If foreigners become reluctant to invest in Australia, the cost of funding (for both debt and equity) for Australian entities would increase significantly. The higher cost of funding would translate into lower growth in gross fixed capital formation and GDP.

As a significant net importer of funds, Australia needs to maintain the confidence of foreign investors to ensure ongoing cheap access to foreign funds. To do this, it should adhere to the following principles:

  • Use foreign funds productively.
  • Maintain a prudent supervisory and regulatory regime for the broader financial system.
  • Run a strong general government balance sheet to ensure governments remain good credit risks. In the event of a significant economic and financial disruption, more sustainable fiscal settings would provide the Government with greater capacity to support the economy and the financial system. Outside periods of stress, the Government’s credit rating is reflected in private sector ratings and therefore affects the cost of and access to foreign funds for the private sector.

1 Gross saving and gross investment reflect total saving and total investment (the aggregate of all sectors).

2 International Monetary Fund (IMF) 2014, World Economic Outlook Database, IMF, Washington DC, United States.

3 As at the end of March 2013, about 70 per cent of Australia’s gross foreign liabilities were denominated in Australian dollars. In addition, about a further 20 per cent of Australia’s gross foreign liabilities were hedged into Australian dollars (this does not account for ‘natural hedges’). Australia as a whole has a net foreign currency asset position — that is, the stock of Australia’s foreign currency assets is larger than the stock of Australia’s foreign currency liabilities (as such, a depreciation of the Australian dollar, all else being equal, would reduce the size of Australia’s net foreign liabilities). Reserve Bank of Australia (RBA) 2013, ‘Foreign Currency Exposure and Hedging in Australia’, RBA Bulletin, December Quarter, RBA, Sydney, page 51.

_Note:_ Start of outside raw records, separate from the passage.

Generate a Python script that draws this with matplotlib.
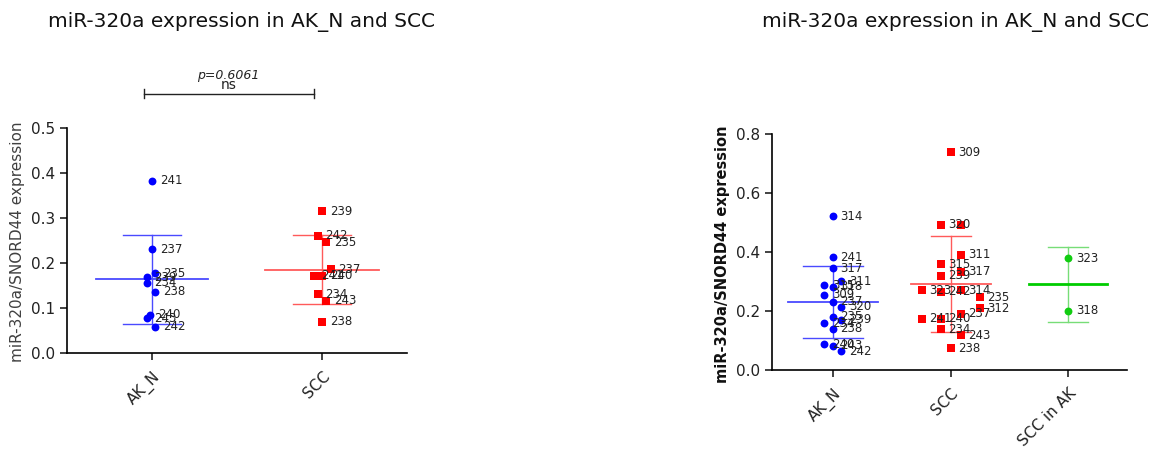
import matplotlib
matplotlib.use("Agg")
import matplotlib.pyplot as plt
import numpy as np

plt.rcParams['font.family'] = ['DejaVu Sans']

# ---- left panel: AK_N vs SCC ----
groups_a = ['AK_N', 'SCC']
akn_a_val = [0.383, 0.231, 0.178, 0.169, 0.157, 0.137, 0.085, 0.078, 0.059]
akn_a_lab = ['241', '237', '235', '239', '234', '238', '240', '243', '242']
akn_a_jit = [0, 0, 0.02, -0.03, -0.03, 0.02, -0.01, -0.03, 0.02]
scc_a_val = [0.315, 0.261, 0.246, 0.187, 0.172, 0.172, 0.131, 0.117, 0.070]
scc_a_lab = ['239', '242', '235', '237', '241', '240', '234', '243', '238']
scc_a_jit = [0, -0.024, 0.026, 0.05, -0.05, 0, -0.024, 0.026, 0]
p_text = 'p=0.6061'

# ---- right panel: AK_N vs SCC vs SCC in AK ----
groups_b = ['AK_N', 'SCC', 'SCC in AK']
akn_b_val = [0.522, 0.383, 0.345, 0.300, 0.288, 0.282, 0.255, 0.231,
             0.214, 0.180, 0.171, 0.158, 0.139, 0.088, 0.082, 0.064]
akn_b_lab = ['314', '241', '317', '311', '315', '318', '309', '237',
             '320', '235', '239', '234', '238', '240', '243', '242']
akn_b_jit = [0, 0, 0, 0.07, -0.075, 0, -0.075, 0,
             0.07, 0, 0.07, -0.075, 0, -0.075, 0, 0.07]
scc_b_val = [0.738, 0.492, 0.492, 0.391, 0.358, 0.333, 0.319, 0.271, 0.265,
             0.271, 0.246, 0.209, 0.190, 0.174, 0.174, 0.138, 0.118, 0.073]
scc_b_lab = ['309', '320', '', '311', '315', '317', '239', '323', '242',
             '314', '235', '312', '237', '241', '240', '234', '243', '238']
scc_b_jit = [0, -0.085, 0.085, 0.085, -0.085, 0.085, -0.085, -0.245, -0.085,
             0.085, 0.25, 0.25, 0.085, -0.245, -0.085, -0.085, 0.085, 0]
sccak_b_val = [0.379, 0.201]
sccak_b_lab = ['323', '318']
sccak_b_jit = [0, 0]

BLUE = '#0000ff'
RED = '#ff0000'
GREEN = '#00cc00'


def draw_group(ax, x, vals, labs, jit, color, marker, linecol, mean_w, cap_w,
               mean_lw=1.3, cap_col=None):
    vals = np.array(vals)
    m = vals.mean()
    sd = vals.std(ddof=1)
    if cap_col is None:
        cap_col = linecol
    ax.plot([x, x], [m - sd, m + sd], color=cap_col, lw=1.0, zorder=2)
    ax.plot([x - cap_w, x + cap_w], [m + sd, m + sd], color=cap_col, lw=1.0, zorder=2)
    ax.plot([x - cap_w, x + cap_w], [m - sd, m - sd], color=cap_col, lw=1.0, zorder=2)
    ax.plot([x - mean_w, x + mean_w], [m, m], color=linecol, lw=mean_lw, zorder=2)
    xs = x + np.array(jit)
    ax.scatter(xs, vals, s=32, c=color, marker=marker, zorder=3, linewidths=0)
    for xi, yi, t in zip(xs, vals, labs):
        ax.annotate(t, (xi, yi), xytext=(5.5, 0), textcoords='offset points',
                    va='center', ha='left', fontsize=8.5, color='#222222', zorder=4)


def style_axes(ax, ymax, step, names):
    for s in ['top', 'right']:
        ax.spines[s].set_visible(False)
    ax.spines['left'].set_linewidth(1.2)
    ax.spines['bottom'].set_linewidth(1.2)
    ax.set_ylim(0, ymax)
    ax.set_yticks(np.arange(0, ymax + step / 2, step))
    ax.yaxis.set_major_formatter(matplotlib.ticker.FormatStrFormatter('%.1f'))
    ax.set_xticks(range(len(names)))
    ax.set_xticklabels(names, rotation=45, ha='right', va='top',
                       rotation_mode='anchor')
    ax.tick_params(axis='both', direction='out', length=5, width=1.2,
                   labelsize=11, colors='#222222')
    ax.tick_params(axis='x', pad=6)


fig = plt.figure(figsize=(11.67, 4.5), dpi=100)

# left
ax1 = fig.add_axes([0.0574, 0.2149, 0.2914, 0.5007])
draw_group(ax1, 0, akn_a_val, akn_a_lab, akn_a_jit, BLUE, 'o', '#4a4aff', 0.33, 0.17)
draw_group(ax1, 1, scc_a_val, scc_a_lab, scc_a_jit, RED, 's', '#ff5a5a', 0.335, 0.17)
ax1.set_xlim(-0.5, 1.5)
style_axes(ax1, 0.5, 0.1, groups_a)
# significance bracket above the plot
yb = 0.576
ax1.plot([-0.05, 0.95], [yb, yb], color='#222222', lw=1.0, clip_on=False)
ax1.plot([-0.05, -0.05], [yb - 0.01, yb + 0.01], color='#222222', lw=1.0, clip_on=False)
ax1.plot([0.95, 0.95], [yb - 0.01, yb + 0.01], color='#222222', lw=1.0, clip_on=False)
ax1.text(0.45, yb + 0.004, 'ns', ha='center', va='bottom', fontsize=10,
         color='#222222')
ax1.text(0.45, yb + 0.027, p_text, ha='center', va='bottom', fontsize=9,
         style='italic', color='#222222')
fig.text(0.015, 0.462, 'miR-320a/SNORD44 expression', rotation=90,
         ha='center', va='center', fontsize=11, color='#404040')
fig.text(0.207, 0.951, 'miR-320a expression in AK_N and SCC', ha='center',
         va='center', fontsize=14.5, color='#111111')

# right
ax2 = fig.add_axes([0.6613, 0.1778, 0.3044, 0.5244])
draw_group(ax2, 0, akn_b_val, akn_b_lab, akn_b_jit, BLUE, 'o', '#4a4aff', 0.38, 0.255)
draw_group(ax2, 1, scc_b_val, scc_b_lab, scc_b_jit, RED, 's', '#ff5a5a', 0.34, 0.17)
draw_group(ax2, 2, sccak_b_val, sccak_b_lab, sccak_b_jit, '#11cc11', 'o', GREEN,
           0.33, 0.17, mean_lw=2.0, cap_col='#77dd77')
ax2.set_xlim(-0.52, 2.5)
style_axes(ax2, 0.8, 0.2, groups_b)
fig.text(0.6195, 0.435, 'miR-320a/SNORD44 expression', rotation=90,
         ha='center', va='center', fontsize=10.5, fontweight='bold', color='#111111')
fig.text(0.819, 0.951, 'miR-320a expression in AK_N and SCC', ha='center',
         va='center', fontsize=14.5, color='#111111')

fig.savefig('out.png', dpi=100)
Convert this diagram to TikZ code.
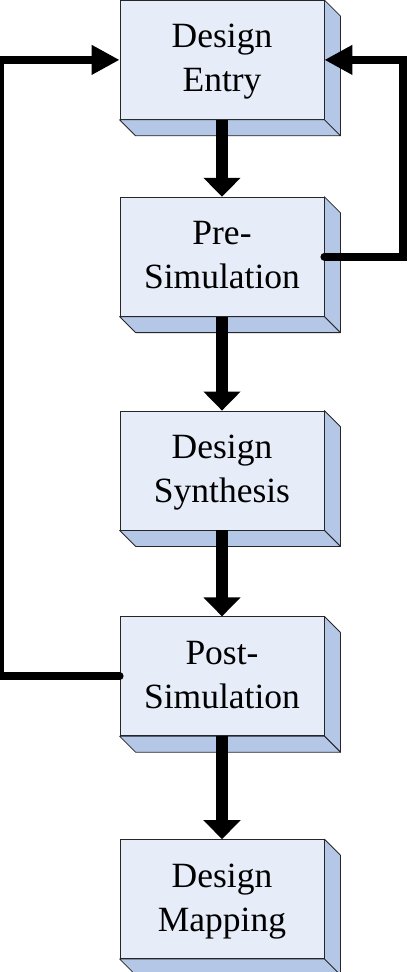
\documentclass[tikz,border=0pt]{standalone}
\usepackage{fontspec}
\setmainfont{Liberation Serif}
\usetikzlibrary{positioning,arrows.meta}

\definecolor{faceblue}{RGB}{230,236,248}
\definecolor{sideblue}{RGB}{180,199,231}
\newcommand{\boxstrut}{\rule[-8pt]{0pt}{36pt}}

\begin{document}
\begin{tikzpicture}[
        stage/.style={
            rectangle, draw = black!85, line width = 0.8pt, fill = faceblue,
            minimum width = 204pt, minimum height = 119pt, inner sep = 0pt,
            align = center, font = \fontsize{35.5}{44}\selectfont
        },
        side/.style={
            draw = black!85, line width = 0.8pt, fill = sideblue, line join = round
        },
        flow/.style={
            line width = 12pt, -{Triangle[width=36pt,length=19pt]}
        },
        feedback/.style={
            line width = 8pt, line cap = round, -{Triangle[width=28pt,length=28pt]}
        },
    ]
    \useasboundingbox (0,0) rectangle (408pt,-972pt);

    \node (designEntry) [stage, anchor=north] at (222pt,0) {Design\boxstrut \\ Entry\boxstrut};
    \node (preSim) [stage, below=77pt of designEntry] {Pre-\boxstrut \\ Simulation\boxstrut};
    \node (designSynth) [stage, below=94pt of preSim] {Design\boxstrut \\ Synthesis\boxstrut};
    \node (postSim) [stage, below=86pt of designSynth] {Post-\boxstrut \\ Simulation\boxstrut};
    \node (designMap) [stage, below=103pt of postSim] {Design\boxstrut \\ Mapping\boxstrut};

    % box depth
    \foreach \n in {designEntry,preSim,designSynth,postSim,designMap} {
        \filldraw[side] (\n.north east) -- ++(16pt,-16pt) -- ([shift={(16pt,-16pt)}]\n.south east) -- (\n.south east) -- cycle;
        \filldraw[side] (\n.south west) -- ([shift={(16pt,-16pt)}]\n.south west) -- ([shift={(16pt,-16pt)}]\n.south east) -- (\n.south east) -- cycle;
    }

    \path (designEntry) edge[flow] (preSim);
    \path (preSim) edge[flow] (designSynth);
    \path (designSynth) edge[flow] (postSim);
    \path (postSim) edge[flow] (designMap);

    % loops back to entry
    \coordinate (rightRail) at (403pt,0);
    \coordinate (leftRail) at (0pt,0);
    \draw[feedback] (preSim.east) -- (preSim.east -| rightRail) |- (designEntry.east);
    \draw[feedback] (postSim.west) -- (postSim.west -| leftRail) |- (designEntry.west);

    \end{tikzpicture}
\end{document}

4 As at the end of March 2014, Australia’s total gross foreign liabilities were $2.5 trillion, $0.9 trillion of which was equity (or 35 per cent). Australian Bureau of Statistics (ABS) 2014, Balance of Payments and International Investment Position, cat. no. 5302.0, ABS, Canberra.

5 For the main categories of foreign debt liabilities (debt securities, currency and deposits, and loans), deposit-taking institutions account for around 90 per cent of foreign debt liabilities that are short term (as at the end of March 2014). For deposit-taking institutions, their short-term foreign debt liabilities (with respect to debt securities, currency and deposits, and loans) have decreased as a share of their foreign debt liabilities (debt securities, currency and deposits, and loans), from 43 per cent in the September quarter 2008 to 28 per cent in the March quarter 2014. Australian Bureau of Statistics (ABS) 2014, Balance of Payments and International Investment Position, cat. no. 5302.0, ABS, Canberra.